Frequently, yes, because the Capital Region's aerospace base is heavily intertwined with defense work tied to the Watervliet Arsenal heritage and broader Northeast defense programs. Many AS9100 shops in and around Albany also carry ITAR registration with the State Department's Directorate of Defense Trade Controls, because the moment a drawing or technical specification is export-controlled, the shop handling it must be ITAR registered and must control access to that data. If your parts are built to controlled drawings, defense specifications, or anything covered by the United States Munitions List, you must source from an ITAR-registered supplier, and AS9100 alone does not satisfy that requirement. Verify ITAR status separately, confirm the shop has a documented technology control plan, and ensure they understand how to handle and protect your controlled data. Conversely, if your aerospace work is purely commercial and not export-controlled, ITAR registration is not required, though a shop that holds it signals defense-grade documentation discipline you may value anyway.
Expect a substantially deeper package than commercial work. At delivery you should receive a certificate of conformance referencing the drawing number and the exact revision built, a complete AS9102 first article inspection report for new or changed parts, recorded dimensional inspection data for the characteristics specified, and full material certifications traceable to the mill heat lot.

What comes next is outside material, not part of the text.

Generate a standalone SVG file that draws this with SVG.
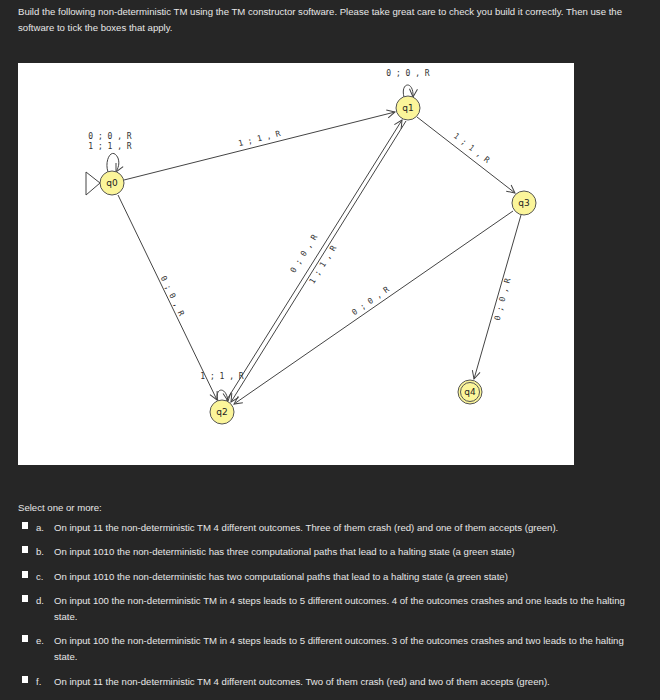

For any special processes, you should receive certifications from the NADCAP-accredited processors covering heat treat, plating, NDT, or welding, with traceability linking them to your specific parts. If your contract called for source inspection, the documentation should reflect that buyoff. For configuration-controlled defense parts, the package confirms the shop built to the contractually specified revision, which protects you if your customer later audits the configuration. Retain all of this, because in aerospace your own customer may audit your supply chain, and a complete, traceable package from your Albany supplier is your evidence that the parts meet specification and were produced under a controlled aerospace quality system.